Paying for Content: The Debate and the Experimentation Continue

Link to February 3 New York Times article, "Some News Outlets Ready to Try Charging Online Readers".

Excerpt: Extracting payment from online readers has been called everything from the next great folly of print journalism to its salvation, but to get a glimpse of how it really looks, head to Lancaster, Pa.

Specifically, head to the offices of The Intelligencer Journal-Lancaster New Era, one of the first handful of news outlets to acknowledge in interviews that it intends, in the next few months, to start using a software system developed by the entrepreneurs Steven Brill, L. Gordon Crovitz and their partners, which they are calling Press+. (This link includes sample screens for Lancaster Online.)

[snip]

We are quite a ways from widespread adoption of paid content, so it’s too soon to tell how successful they’ll be,” said Rick Edmonds, a media business analyst at the Poynter Institute in St.
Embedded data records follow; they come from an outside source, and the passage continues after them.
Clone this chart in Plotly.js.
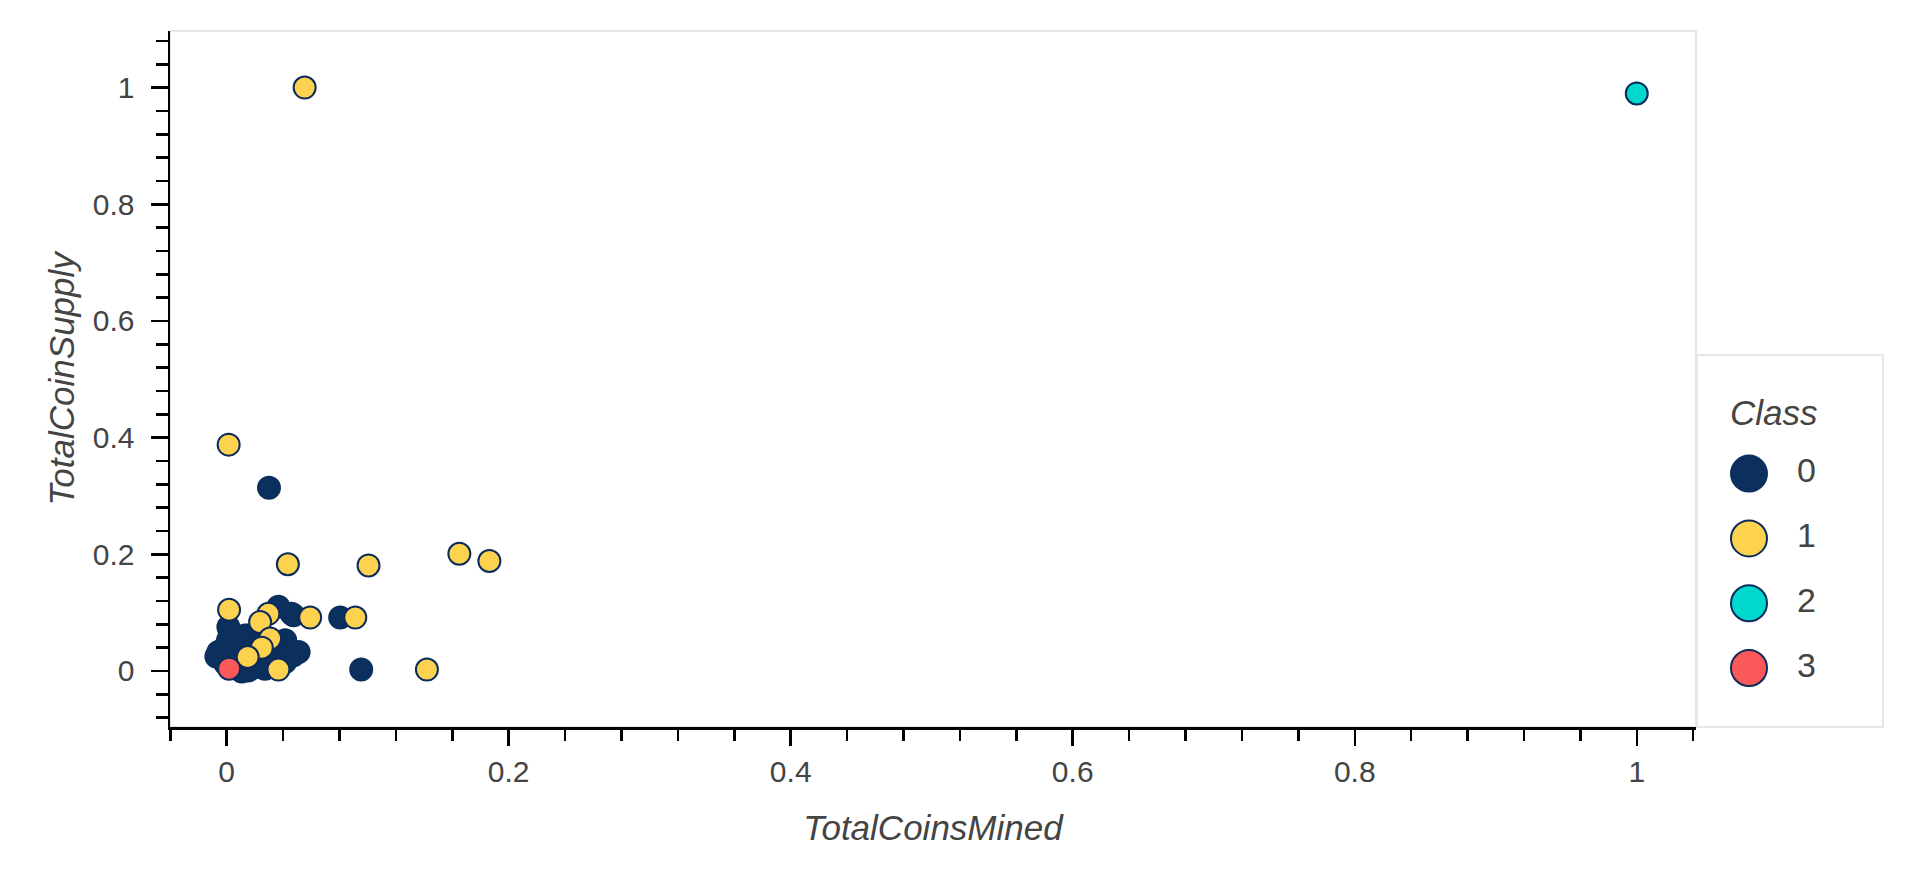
<!DOCTYPE html>
<html>
<head>
<meta charset="utf-8">
<script src="https://cdn.plot.ly/plotly-3.0.1.min.js"></script>
<style>
  body { margin: 0; background: #fff; }
  #plot { width: 1920px; height: 877px; }
</style>
</head>
<body>
<div id="plot"></div>
<script>
// class labels and colours
var classes = ['0', '1', '2', '3'];
var classColors = ['#0b305e', '#fdd24f', '#00d7cd', '#fb5959'];
var edgeColor = '#0b2b5a';

// points, one pair of arrays per class
var class0X = [0.0012, 0.001, 0.0071, 0.0154, 0.013, -0.0059, -0.0073, -0.001, 0.006, -0.001,
               0.0107, 0.0154, 0.0225, 0.0272, 0.034, 0.0415, 0.0415, 0.0415, 0.046, 0.0474,
               0.051, 0.0367, 0.0474, 0.046, 0.0805, 0.0954, 0.030, 0.022, 0.030, 0.020,
               0.0225, 0.030, 0.035];
var class0Y = [0.0754, 0.053, 0.047, 0.061, 0.061, 0.0326, 0.025, 0.041, 0.0127, 0.0127,
               -0.001, 0.001, 0.0069, 0.004, 0.018, 0.0154, 0.047, 0.0526, 0.030, 0.027,
               0.0326, 0.110, 0.0955, 0.098, 0.0915, 0.0024, 0.314, 0.030, 0.035, 0.045,
               0.0127, 0.025, 0.040];

var class1X = [0.0553, 0.0014, 0.0434, 0.1006, 0.165, 0.1863, 0.0017, 0.0296, 0.0237, 0.0592,
               0.0912, 0.0308, 0.0249, 0.0149, 0.0367, 0.142];
var class1Y = [1.0, 0.388, 0.183, 0.181, 0.201, 0.1886, 0.105, 0.098, 0.084, 0.0915,
               0.0915, 0.0555, 0.040, 0.024, 0.0024, 0.0024];

var class2X = [1.0];
var class2Y = [0.99];

var class3X = [0.0017];
var class3Y = [0.004];

var xsByClass = [class0X, class1X, class2X, class3X];
var ysByClass = [class0Y, class1Y, class2Y, class3Y];

var font = '"Liberation Sans", Arial, Helvetica, sans-serif';

var traces = classes.map(function (c, i) {
  return {
    x: xsByClass[i],
    y: ysByClass[i],
    mode: 'markers',
    type: 'scatter',
    name: c,
    showlegend: false,
    marker: {
      size: 22,
      color: classColors[i],
      line: { color: i === 0 ? classColors[0] : edgeColor, width: 2 }
    },
    xaxis: 'x',
    yaxis: 'y'
  };
});

// legend drawn on its own small axes so the symbols can be big
traces.push({
  x: classes.map(function () { return 0; }),
  y: classes.map(function (c, i) { return i; }),
  mode: 'markers',
  type: 'scatter',
  showlegend: false,
  hoverinfo: 'skip',
  marker: {
    size: 36,
    color: classColors,
    line: { color: classes.map(function (c, i) { return i === 0 ? classColors[0] : edgeColor; }), width: 2 }
  },
  xaxis: 'x2',
  yaxis: 'y2'
});
traces.push({
  x: classes.map(function () { return 48; }),
  y: classes.map(function (c, i) { return i; }),
  text: classes,
  mode: 'text',
  type: 'scatter',
  showlegend: false,
  hoverinfo: 'skip',
  textposition: 'middle right',
  textfont: { family: font, size: 34, color: '#444' },
  xaxis: 'x2',
  yaxis: 'y2'
});

var tickFont = { family: font, size: 30, color: '#444' };
var titleFont = { family: font, size: 35, color: '#444', style: 'italic' };

var layout = {
  width: 1920,
  height: 877,
  margin: { l: 170, r: 30, t: 31, b: 150 },
  paper_bgcolor: '#fff',
  plot_bgcolor: '#fff',
  font: { family: font, color: '#444' },
  xaxis: {
    domain: [0, 0.8872],
    range: [-0.0402, 1.042],
    anchor: 'y',
    showgrid: false,
    zeroline: false,
    showline: true,
    linecolor: '#000',
    linewidth: 2.5,
    ticks: 'outside',
    ticklen: 16,
    tickwidth: 2.5,
    tickcolor: '#000',
    tick0: 0,
    dtick: 0.2,
    tickfont: tickFont,
    minor: { dtick: 0.04, tick0: 0, ticks: 'outside', ticklen: 11, tickwidth: 2.5, tickcolor: '#000', showgrid: false },
    title: { text: 'TotalCoinsMined', font: titleFont, standoff: 29 }
  },
  yaxis: {
    domain: [0, 1],
    range: [-0.096, 1.097],
    anchor: 'x',
    showgrid: false,
    zeroline: false,
    showline: true,
    linecolor: '#000',
    linewidth: 2.5,
    ticks: 'outside',
    ticklen: 17,
    tickwidth: 2.5,
    tickcolor: '#000',
    tick0: 0,
    dtick: 0.2,
    tickfont: tickFont,
    ticklabelstandoff: 10,
    minor: { dtick: 0.04, tick0: 0, ticks: 'outside', ticklen: 12, tickwidth: 2.5, tickcolor: '#000', showgrid: false },
    title: { text: 'TotalCoinSupply', font: titleFont, standoff: 8 }
  },
  xaxis2: {
    domain: [0.8878, 0.9959],
    range: [-52, 134],
    anchor: 'y2',
    visible: false,
    fixedrange: true
  },
  yaxis2: {
    domain: [0, 0.5345],
    range: [3.91, -1.83],
    anchor: 'x2',
    visible: false,
    fixedrange: true
  },
  shapes: [
    {
      type: 'rect', xref: 'x domain', yref: 'y domain',
      x0: 0, x1: 1, y0: 0, y1: 1,
      line: { color: '#e6e6e6', width: 2 },
      layer: 'below'
    },
    {
      type: 'rect', xref: 'x2 domain', yref: 'y2 domain',
      x0: 0, x1: 1, y0: 0, y1: 1,
      line: { color: '#e6e6e6', width: 2 },
      fillcolor: '#fff',
      layer: 'below'
    }
  ],
  annotations: [
    {
      text: 'Class',
      xref: 'x2', yref: 'y2',
      x: -21, y: -0.94,
      xanchor: 'left', yanchor: 'middle',
      showarrow: false,
      font: titleFont
    }
  ]
};

Plotly.newPlot('plot', traces, layout, { displayModeBar: false, staticPlot: true });
</script>
</body>
</html>
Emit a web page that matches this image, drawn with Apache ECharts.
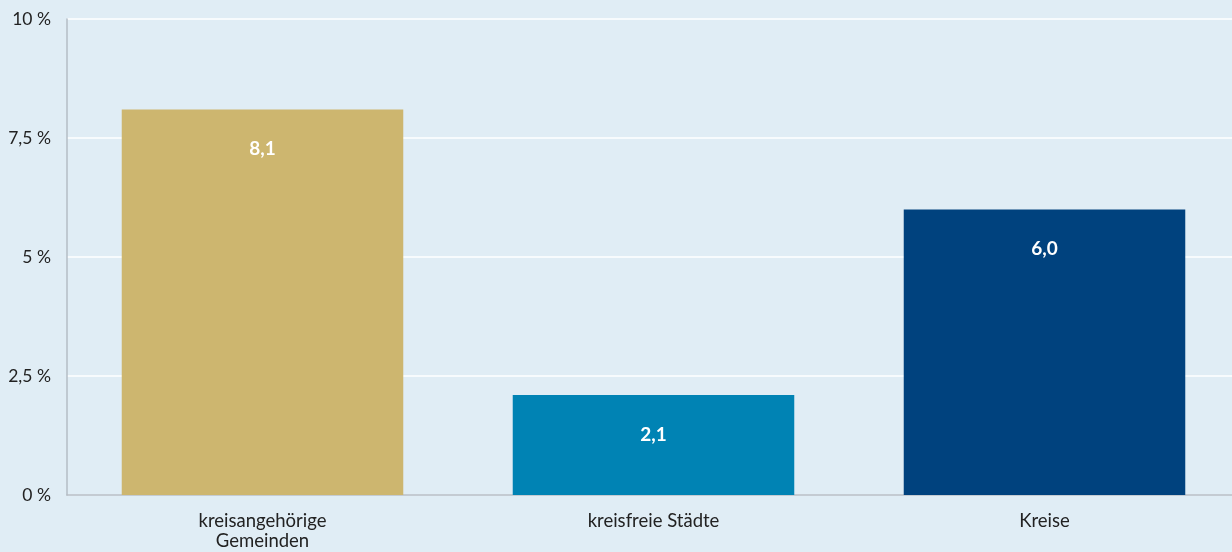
<!DOCTYPE html>
<html><head><meta charset="utf-8">
<script src="https://cdn.jsdelivr.net/npm/echarts@6/dist/echarts.min.js"></script>
<style>html,body{margin:0;padding:0;background:#e0edf5;}#c{width:1232px;height:552px;}</style>
</head><body><div id="c"></div>
<script>
const categories = ['kreisangehörige\nGemeinden', 'kreisfreie Städte', 'Kreise'];
const values = [8.1, 2.1, 6.0];
const barColors = ['#cdb66f', '#0083b4', '#00427e'];
const yTicks = [0, 2.5, 5, 7.5, 10];

const chart = echarts.init(document.getElementById('c'));
chart.setOption({
  backgroundColor: '#e0edf5',
  textStyle: { fontFamily: 'Lato' },
  grid: { left: 67, top: 19, right: -8, bottom: 57, outerBoundsMode: 'none', containLabel: false },
  xAxis: {
    type: 'category', data: categories,
    axisLine: { lineStyle: { color: '#b4bcc4', width: 1.5 } },
    axisTick: { inside: true, length: 10, lineStyle: { color: '#b4bcc4', width: 1.5 } },
    axisLabel: { color: '#222', fontSize: 18.5, margin: 16, lineHeight: 20, fontFamily: 'Lato' }
  },
  yAxis: {
    type: 'value', min: 0, max: 10, interval: 2.5,
    axisLine: { show: true, lineStyle: { color: '#b4bcc4', width: 1.5 } },
    axisTick: { show: false },
    splitLine: { lineStyle: { color: '#ffffff', width: 1.5 } },
    axisLabel: { color: '#222', fontSize: 17.5, margin: 16, fontFamily: 'Lato',
      formatter: v => yTicks.includes(v) ? String(v).replace('.', ',') + ' %' : '' }
  },
  series: [{
    type: 'bar', barCategoryGap: '28%',
    data: values.map((v, i) => ({ value: v, itemStyle: { color: barColors[i] } })),
    label: { show: true, position: 'insideTop', distance: 30, color: '#fff', fontSize: 19,
      fontWeight: 'bold', fontFamily: 'Lato',
      formatter: p => p.value.toFixed(1).replace('.', ',') }
  }],
  animation: false
});
</script></body></html>
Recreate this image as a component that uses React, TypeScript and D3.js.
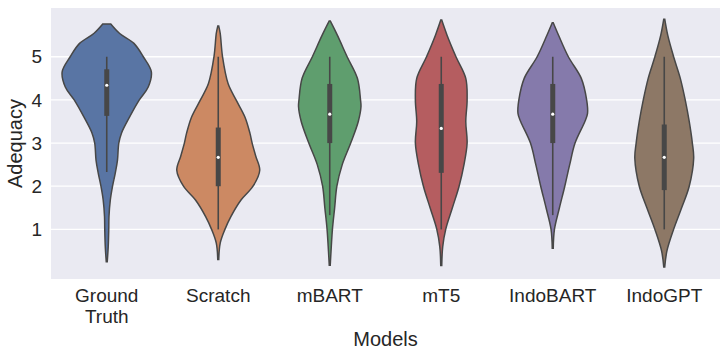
import React from 'react'
import * as d3 from 'd3'

// model names, tick labels and colours
const models = ['Ground\nTruth', 'Scratch', 'mBART', 'mT5', 'IndoBART', 'IndoGPT']
const colors = ['#5975a4', '#cc8963', '#5f9e6e', '#b55d60', '#857aab', '#8d7866']
const yTicks = [1, 2, 3, 4, 5]

// kernel density outlines: [score, relative density]
const gtDensity = [[5.76, 0.09], [5.54, 0.29], [5.31, 0.61], [5.0, 0.82], [4.65, 1.0], [4.3, 0.93], [4.0, 0.73], [3.6, 0.51], [3.23, 0.33], [3.0, 0.27], [2.6, 0.24], [2.3, 0.19], [2.0, 0.13], [1.68, 0.08], [1.3, 0.05], [1.0, 0.045], [0.6, 0.033], [0.25, 0.011]]
const scratchDensity = [[5.71, 0.011], [5.54, 0.044], [5.0, 0.096], [4.38, 0.22], [4.0, 0.4], [3.6, 0.6], [3.23, 0.71], [3.0, 0.76], [2.7, 0.84], [2.37, 0.93], [2.0, 0.78], [1.68, 0.51], [1.29, 0.28], [1.0, 0.15], [0.68, 0.044], [0.3, 0.011]]
const mbartDensity = [[5.83, 0.011], [5.5, 0.17], [5.0, 0.39], [4.5, 0.62], [4.0, 0.69], [3.84, 0.7], [3.5, 0.64], [3.0, 0.47], [2.5, 0.28], [2.0, 0.16], [1.5, 0.11], [1.0, 0.06], [0.5, 0.029], [0.17, 0.011]]
const mt5Density = [[5.85, 0.011], [5.5, 0.13], [5.0, 0.33], [4.5, 0.55], [4.0, 0.58], [3.5, 0.55], [3.0, 0.58], [2.5, 0.51], [2.0, 0.4], [1.5, 0.25], [1.0, 0.1], [0.6, 0.033], [0.16, 0.011]]
const indobartDensity = [[5.79, 0.011], [5.5, 0.13], [5.0, 0.35], [4.5, 0.64], [4.0, 0.76], [3.69, 0.78], [3.5, 0.72], [3.0, 0.5], [2.5, 0.38], [2.0, 0.27], [1.5, 0.15], [1.0, 0.038], [0.56, 0.011]]
const indogptDensity = [[5.87, 0.011], [5.5, 0.078], [5.0, 0.21], [4.5, 0.36], [4.0, 0.47], [3.5, 0.56], [3.0, 0.63], [2.65, 0.66], [2.0, 0.56], [1.5, 0.39], [1.0, 0.21], [0.5, 0.06], [0.13, 0.011]]
const densities = [gtDensity, scratchDensity, mbartDensity, mt5Density, indobartDensity, indogptDensity]

// inner box stats
const whiskerLow = [2.33, 1.0, 1.33, 1.0, 1.33, 1.0]
const q1 = [3.63, 2.0, 3.0, 2.31, 3.0, 1.91]
const medians = [4.34, 2.67, 3.67, 3.34, 3.67, 2.67]
const q3 = [4.71, 3.36, 4.37, 4.37, 4.37, 3.43]
const whiskerHigh = [5.0, 5.0, 5.0, 5.0, 5.0, 5.0]

const W = 727
const H = 357
const margin = { top: 8, right: 7, bottom: 78, left: 51 }
const edge = '#474747'
const textColor = '#262626'
const font = '"Liberation Sans", Arial, sans-serif'

export default function App() {
  const x = d3
    .scaleBand()
    .domain(models)
    .range([margin.left, W - margin.right])
    .padding(0)
  const y = d3
    .scaleLinear()
    .domain([-0.15, 6.13])
    .range([H - margin.bottom, margin.top])
  const dens = d3
    .scaleLinear()
    .domain([0, 1])
    .range([0, x.bandwidth() * 0.4])

  return (
    <svg
      width={W}
      height={H}
      style={{ position: 'absolute', left: 0, top: 0, background: '#fff' }}
      fontFamily={font}
    >
      <rect
        x={margin.left}
        y={margin.top}
        width={W - margin.left - margin.right}
        height={H - margin.top - margin.bottom}
        fill="#eaeaf2"
      />
      {yTicks.map(t => (
        <g key={t}>
          <line
            x1={margin.left}
            x2={W - margin.right}
            y1={y(t)}
            y2={y(t)}
            stroke="#fff"
            strokeWidth={1.3}
          />
          <text
            x={margin.left - 9}
            y={y(t)}
            dy="0.35em"
            textAnchor="end"
            fontSize={19}
            fill={textColor}
          >
            {t}
          </text>
        </g>
      ))}
      {models.map((m, i) => {
        const cx = x(m)! + x.bandwidth() / 2
        const area = d3
          .area<number[]>()
          .x0(d => cx - dens(d[1]))
          .x1(d => cx + dens(d[1]))
          .y(d => y(d[0]))
          .curve(d3.curveCatmullRom.alpha(0.5))
        return (
          <g key={m}>
            <path
              d={area(densities[i]) || ''}
              fill={colors[i]}
              stroke={edge}
              strokeWidth={1.5}
            />
            <line
              x1={cx}
              x2={cx}
              y1={y(whiskerLow[i])}
              y2={y(whiskerHigh[i])}
              stroke={edge}
              strokeWidth={1.6}
            />
            <line
              x1={cx}
              x2={cx}
              y1={y(q1[i])}
              y2={y(q3[i])}
              stroke={edge}
              strokeWidth={5}
            />
            <circle cx={cx} cy={y(medians[i])} r={1.6} fill="#fff" />
            <text
              x={cx}
              y={302}
              textAnchor="middle"
              fontSize={19}
              fill={textColor}
            >
              {m.split('\n').map((line, j) => (
                <tspan key={j} x={cx} dy={j ? 21.3 : 0}>
                  {line}
                </tspan>
              ))}
            </text>
          </g>
        )
      })}
      <text
        x={(margin.left + W - margin.right) / 2}
        y={346}
        textAnchor="middle"
        fontSize={20}
        fill={textColor}
      >
        Models
      </text>
      <text
        transform={`translate(22,${(margin.top + H - margin.bottom) / 2}) rotate(-90)`}
        textAnchor="middle"
        fontSize={20}
        fill={textColor}
      >
        Adequacy
      </text>
    </svg>
  )
}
Petersburg, Fla. But most publishers will not want to develop their own software systems, he said, and assuming Press+ works well, its chances of catching on “look pretty good.

Decisions, decisions.
  • Sites can let nonpaying readers see the top of an article, while only paying readers see the whole thing; they can allow unlimited reading of certain articles, while charging for others.
  • They can charge by the month or by the click.
  • They can limit free reading to a certain number of articles a month.
  • They can treat readers differently depending on their location.
  • They can charge a single price or have a tiered system.
  • They can give print subscribers free access or charge them, too.